Without a dissenting vote, the committee sent HCR 243 by Rep. Austin Badon (D-New Orleans), public education’s $3.4 billion budget, to the full House. Missing from the formula for the second year in a row is the traditional 2.75% “growth factor” that local school systems rely on to meet rising costs. The MFP will increase by about $44 million, but that is only to meet the per-pupil cost of about 6,000 new students in public schools.
Earlier in the week, the Board of Elementary and Secondary Education agreed to scale back its budget request because of the state’s yawning gap between expenses and anticipated revenues. The state constitution forbids adoption of a budget with a deficit.

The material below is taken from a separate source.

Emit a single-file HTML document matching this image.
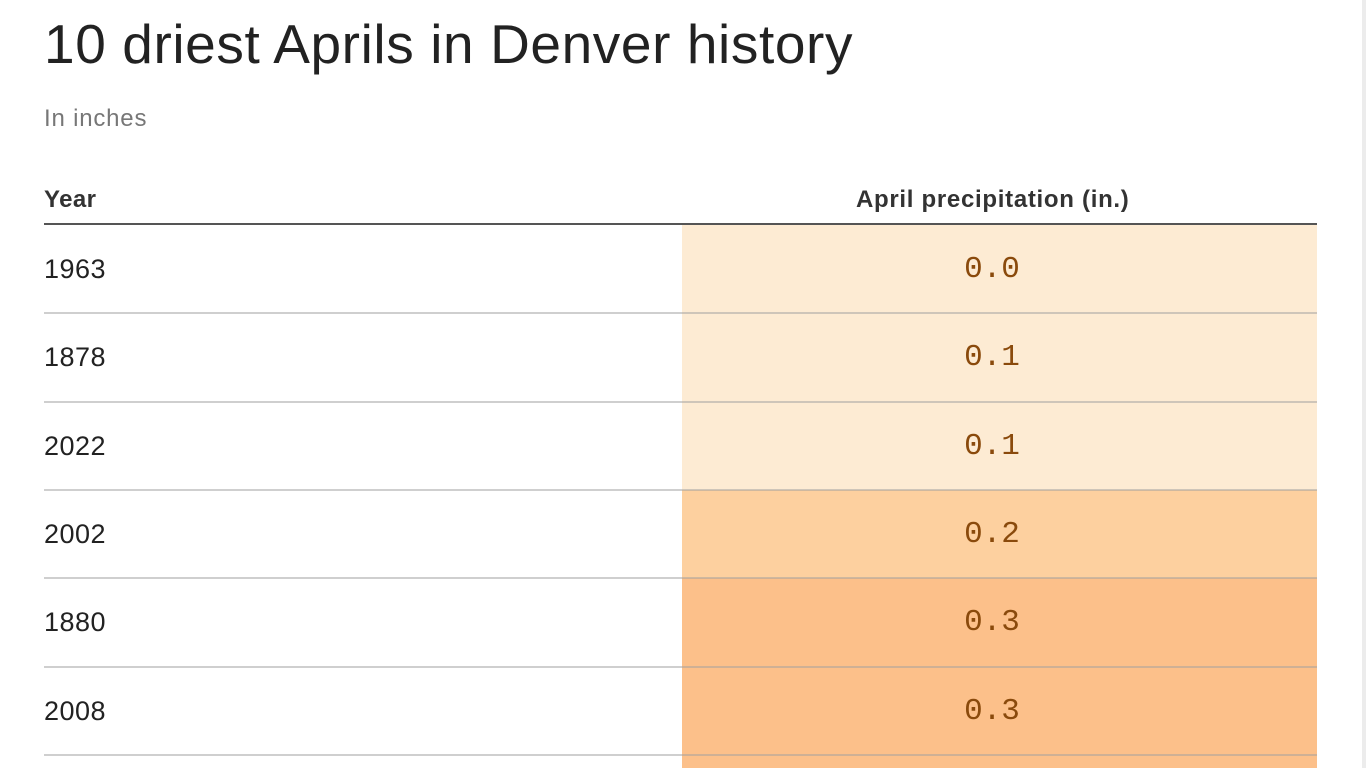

Monaghan was the only representative of an education organization to address the committee. He told members that failure to include the $65 million growth factor will be felt throughout the state. K-12 schools have already lost about $85 million in state funding this year, he said.
“If one appreciates the ‘bounce’ that school expenditures bring to local communities,” Monaghan said, “then one understands how the loss of revenues will impact the economy of whole communities.”
Monaghan cautioned that next year’s budget will pose an even greater threat of cuts.
While the recent recession is responsible for some of Louisiana’s budget woes, Monaghan said, the state would be in much better shape had governors and lawmakers not pushed for so many tax breaks during years when the economy was bright.
A report from the Louisiana Budget Project notes that Louisiana grants more than 400 tax expenditures in the form of deductions, exemptions and credits, Monaghan said. That amounts to more than $7 billion and is nearly as much as the state takes in as revenues.